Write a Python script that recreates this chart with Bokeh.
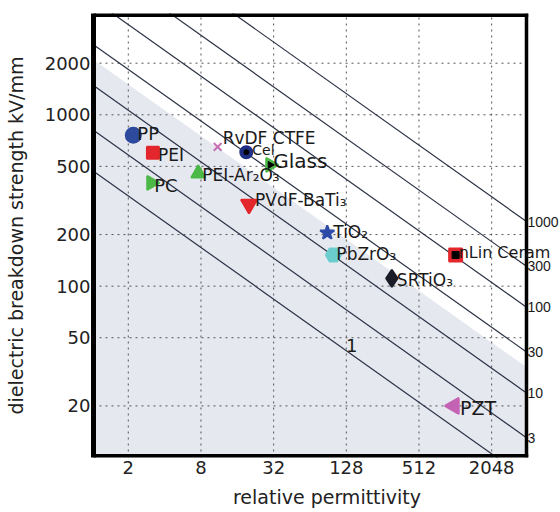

————

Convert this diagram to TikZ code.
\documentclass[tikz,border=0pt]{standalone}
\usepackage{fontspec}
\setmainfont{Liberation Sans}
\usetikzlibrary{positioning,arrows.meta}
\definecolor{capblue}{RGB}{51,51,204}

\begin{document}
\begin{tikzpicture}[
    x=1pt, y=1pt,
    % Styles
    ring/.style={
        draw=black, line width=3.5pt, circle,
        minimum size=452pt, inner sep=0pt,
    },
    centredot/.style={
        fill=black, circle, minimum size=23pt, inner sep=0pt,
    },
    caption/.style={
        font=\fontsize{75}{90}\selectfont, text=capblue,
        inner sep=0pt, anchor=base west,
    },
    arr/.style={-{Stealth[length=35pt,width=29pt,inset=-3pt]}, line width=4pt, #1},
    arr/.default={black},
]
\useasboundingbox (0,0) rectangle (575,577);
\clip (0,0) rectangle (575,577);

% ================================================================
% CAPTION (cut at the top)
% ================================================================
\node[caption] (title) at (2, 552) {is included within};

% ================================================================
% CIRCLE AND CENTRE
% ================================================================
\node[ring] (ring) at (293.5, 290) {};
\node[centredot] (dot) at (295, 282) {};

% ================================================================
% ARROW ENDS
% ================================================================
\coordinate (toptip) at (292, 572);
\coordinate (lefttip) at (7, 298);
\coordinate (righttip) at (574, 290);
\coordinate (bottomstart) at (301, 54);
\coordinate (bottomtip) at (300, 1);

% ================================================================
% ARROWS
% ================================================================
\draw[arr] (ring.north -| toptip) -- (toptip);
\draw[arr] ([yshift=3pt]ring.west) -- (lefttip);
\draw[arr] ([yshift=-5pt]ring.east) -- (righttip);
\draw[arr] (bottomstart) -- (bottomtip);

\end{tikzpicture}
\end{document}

————

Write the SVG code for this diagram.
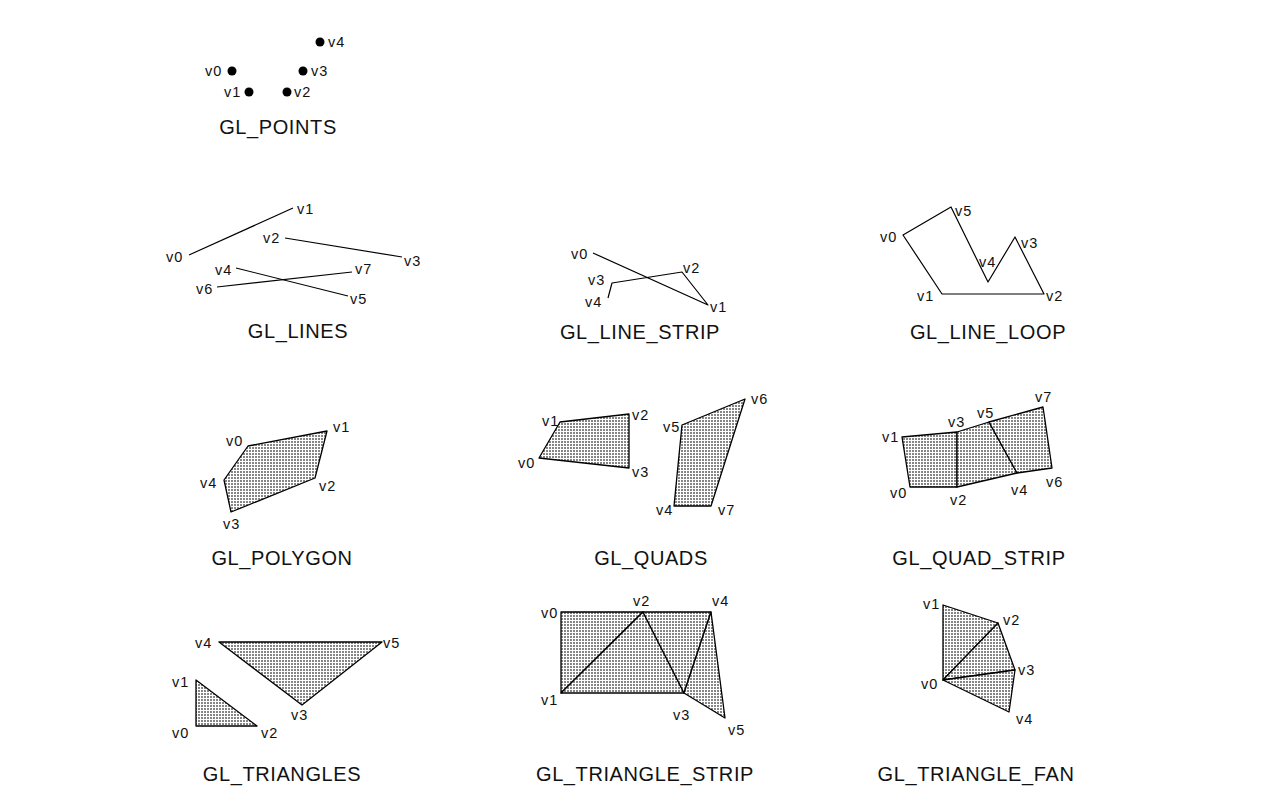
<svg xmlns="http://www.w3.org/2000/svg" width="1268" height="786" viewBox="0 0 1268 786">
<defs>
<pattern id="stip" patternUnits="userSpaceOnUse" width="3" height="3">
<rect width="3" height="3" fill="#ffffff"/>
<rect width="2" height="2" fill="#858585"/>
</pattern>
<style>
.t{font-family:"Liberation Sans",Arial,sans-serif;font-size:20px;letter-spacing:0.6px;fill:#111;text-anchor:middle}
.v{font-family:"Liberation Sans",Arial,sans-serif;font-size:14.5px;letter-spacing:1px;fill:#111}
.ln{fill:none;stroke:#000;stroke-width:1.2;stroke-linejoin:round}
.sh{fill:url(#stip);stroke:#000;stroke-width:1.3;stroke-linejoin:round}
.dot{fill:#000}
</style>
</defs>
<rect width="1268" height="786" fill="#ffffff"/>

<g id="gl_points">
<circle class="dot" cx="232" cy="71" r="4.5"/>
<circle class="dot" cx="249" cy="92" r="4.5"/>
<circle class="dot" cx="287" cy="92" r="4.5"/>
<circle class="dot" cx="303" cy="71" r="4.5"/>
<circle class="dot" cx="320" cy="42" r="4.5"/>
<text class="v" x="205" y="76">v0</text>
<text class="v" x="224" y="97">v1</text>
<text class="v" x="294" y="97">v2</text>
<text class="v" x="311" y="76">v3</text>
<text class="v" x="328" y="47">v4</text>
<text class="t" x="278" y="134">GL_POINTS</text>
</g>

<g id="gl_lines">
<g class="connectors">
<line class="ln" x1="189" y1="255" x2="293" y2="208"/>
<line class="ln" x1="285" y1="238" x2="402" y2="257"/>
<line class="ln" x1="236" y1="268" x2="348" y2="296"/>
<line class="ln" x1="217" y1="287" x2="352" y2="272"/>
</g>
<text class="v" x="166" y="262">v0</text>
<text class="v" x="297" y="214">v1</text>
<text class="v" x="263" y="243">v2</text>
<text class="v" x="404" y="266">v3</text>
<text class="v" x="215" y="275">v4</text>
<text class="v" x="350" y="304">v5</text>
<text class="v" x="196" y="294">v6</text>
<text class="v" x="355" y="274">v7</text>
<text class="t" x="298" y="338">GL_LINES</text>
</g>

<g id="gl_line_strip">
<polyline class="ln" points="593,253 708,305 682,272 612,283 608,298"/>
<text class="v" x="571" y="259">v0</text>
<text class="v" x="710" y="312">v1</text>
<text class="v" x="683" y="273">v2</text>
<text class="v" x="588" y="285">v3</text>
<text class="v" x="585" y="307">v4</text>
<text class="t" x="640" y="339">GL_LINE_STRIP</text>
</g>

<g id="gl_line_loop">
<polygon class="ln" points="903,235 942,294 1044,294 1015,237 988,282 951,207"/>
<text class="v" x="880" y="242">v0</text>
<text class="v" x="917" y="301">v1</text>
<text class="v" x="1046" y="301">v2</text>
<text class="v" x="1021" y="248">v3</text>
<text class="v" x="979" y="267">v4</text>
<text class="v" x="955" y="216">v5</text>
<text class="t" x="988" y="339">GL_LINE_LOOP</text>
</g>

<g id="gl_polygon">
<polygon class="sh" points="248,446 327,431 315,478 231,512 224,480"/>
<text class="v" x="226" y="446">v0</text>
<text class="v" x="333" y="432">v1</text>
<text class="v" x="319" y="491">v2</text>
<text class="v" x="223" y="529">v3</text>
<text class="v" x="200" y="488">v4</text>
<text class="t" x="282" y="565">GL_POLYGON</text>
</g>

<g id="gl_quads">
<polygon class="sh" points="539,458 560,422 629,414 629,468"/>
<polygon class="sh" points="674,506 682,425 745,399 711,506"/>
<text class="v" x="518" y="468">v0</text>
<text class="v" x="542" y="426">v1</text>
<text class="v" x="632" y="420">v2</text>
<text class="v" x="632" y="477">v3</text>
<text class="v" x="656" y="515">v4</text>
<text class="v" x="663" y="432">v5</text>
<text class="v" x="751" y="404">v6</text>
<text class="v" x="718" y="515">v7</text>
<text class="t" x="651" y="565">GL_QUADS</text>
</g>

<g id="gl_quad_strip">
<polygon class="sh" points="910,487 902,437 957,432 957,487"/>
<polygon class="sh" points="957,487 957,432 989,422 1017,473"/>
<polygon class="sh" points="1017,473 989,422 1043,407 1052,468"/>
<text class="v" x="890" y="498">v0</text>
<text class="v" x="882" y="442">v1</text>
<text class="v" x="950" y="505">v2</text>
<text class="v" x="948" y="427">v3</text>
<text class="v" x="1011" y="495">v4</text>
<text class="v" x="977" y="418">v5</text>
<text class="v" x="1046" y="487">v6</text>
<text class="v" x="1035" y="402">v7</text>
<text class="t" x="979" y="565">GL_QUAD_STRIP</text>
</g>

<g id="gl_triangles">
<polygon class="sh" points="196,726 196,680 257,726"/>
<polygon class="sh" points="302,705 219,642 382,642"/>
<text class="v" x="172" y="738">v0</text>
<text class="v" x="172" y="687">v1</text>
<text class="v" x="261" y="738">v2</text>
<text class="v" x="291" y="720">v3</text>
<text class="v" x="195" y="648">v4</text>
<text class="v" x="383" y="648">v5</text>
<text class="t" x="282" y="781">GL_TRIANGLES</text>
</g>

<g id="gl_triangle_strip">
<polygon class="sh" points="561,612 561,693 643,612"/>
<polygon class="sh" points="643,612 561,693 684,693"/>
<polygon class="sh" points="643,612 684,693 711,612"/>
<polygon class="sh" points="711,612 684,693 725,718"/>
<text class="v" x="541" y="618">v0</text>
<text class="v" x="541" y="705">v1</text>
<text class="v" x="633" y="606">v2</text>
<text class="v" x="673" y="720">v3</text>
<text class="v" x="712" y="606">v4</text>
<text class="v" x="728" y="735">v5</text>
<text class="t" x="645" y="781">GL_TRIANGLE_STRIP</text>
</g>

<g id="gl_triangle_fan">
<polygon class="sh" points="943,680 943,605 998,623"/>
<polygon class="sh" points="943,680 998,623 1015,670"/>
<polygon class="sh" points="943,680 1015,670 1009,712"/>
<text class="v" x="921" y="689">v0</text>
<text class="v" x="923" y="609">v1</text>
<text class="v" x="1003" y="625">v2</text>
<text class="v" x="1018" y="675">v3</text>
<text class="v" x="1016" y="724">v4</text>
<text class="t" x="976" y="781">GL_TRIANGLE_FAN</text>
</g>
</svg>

————

• **What you will do**
Copy each line of the entries that includes the word "diagram".

• **Solved exercise**
Convert this diagram to TikZ code.
Write the SVG code for this diagram.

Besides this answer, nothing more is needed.